ERDOĞAN ÇIKMAZA SÜRÜKLEDİ
ABD Başkanı'nın Türk-Ermeni ilişkilerinin normalleşme sürecinin ön şartsız ilerletilmesi ve protokollerin onay sürecinin anlayışıyla biran önce sonuçlandırılması yolundaki görüşünü değiştirmemesi, Başbakan Erdoğan'ın Türkiye'yi nasıl bir çıkmaza sürüklediğinin son örneği olmuştur. Soykırım iddiaları karşısında Obama'nın tavrını soranlara 'kendi takdiridir' diyerek, bu ihtimal karşısında itiraz edeceği ve karşı duracağı yerde, takdir ve onay yetkisini yabancı devlet adamına veren bir zihniyet çürümüşlüğünün ülkemize daha fazla yarar sağlamasının mümkün olmayacağı da ortaya çıkmıştır. Türkiye'nin onuru ve haysiyeti, Türk milletinin izzet-i nefsi Başbakan ve AKP hükümeti tarafından bir kere daha ayaklar altına alınmıştır" ifadelerine yer verdi.

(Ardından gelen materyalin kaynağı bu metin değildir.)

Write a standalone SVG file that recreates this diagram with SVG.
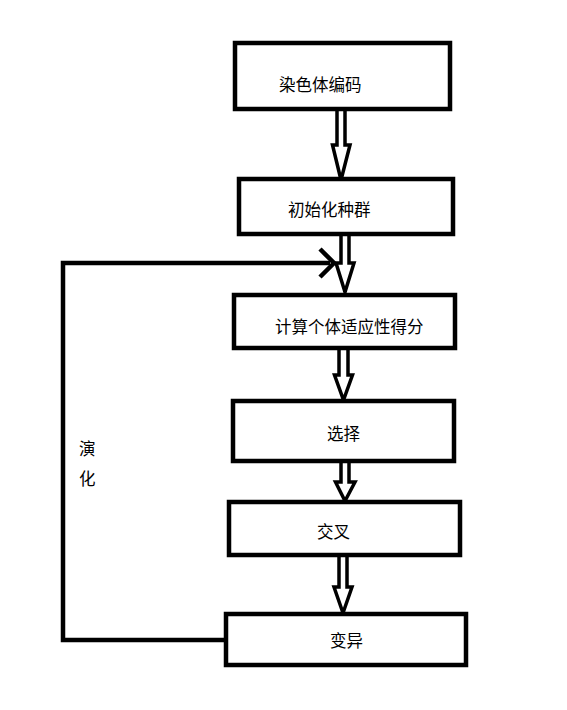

Bahçeli, ABD başkalarının her yıl sözde soykırım tarihi olan 24 Nisan konuşmalarına da atıfta bulundu. Bahçeli, şunları kaydetti:
"Her yıl hükümet üzerinde bir tehdit olarak kullanılan ABD Başkanının 24 Nisan mesajı geçtiğimiz sene soykırım sözcüğünün İngilizcesi değil de Ermenicesi geçtiği için AKP kadrolarını çok sevindirmişti. Başbakan Erdoğan ve soykırım iddiacılarının gözleri ve kulakları yine Washington'a çevrilmiş, bütün dikkatleri verilecek mesaja yoğunlaşmıştır.
KABUL EDİLEMEZ
Her yıl 24 Nisan tarihi öncesi ABD başkanlarının ecdadımız hakkında verecekleri karar veya sarf edecekleri sözlerin bizim açımızdan bir anlamı yoktur. Ne söylenirse söylensin, ecdadımızın kalbimizdeki yerini ve gönlümüzdeki önemini asla değiştirmeyecektir. Daha bu ülkeler yeryüzünde bile yokken binlerce yıldır var olan Türk milletinin, ABD'nin baskı ve şantajları karşısında boyun eğerek milli çıkarları, onuru ve haysiyeti üzerinden bir bedel ödemesi ise hiçbir şart altında kabul edilemeyecektir.
PROTOKOL DERHAL GERİ ÇEKİLSİN
Hükümetin böylesi bir süreçte ısrar ederek içine düşeceği zillet, Türk tarihine ve büyük Türk milletine ihanetle eş anlamlı olacaktır. Bu durumda, Başbakan Erdoğan'a çağrımız, ABD'nin ağzına bakmaktan artık vazgeçmesi, Erivan'la başlattığı teslimiyet sürecinin iflas ettiğini görmesi ve protokollerin geçersiz ve hükümsüz hale geldiğini ilan ederek bunları TBMM'den derhal çekmesidir."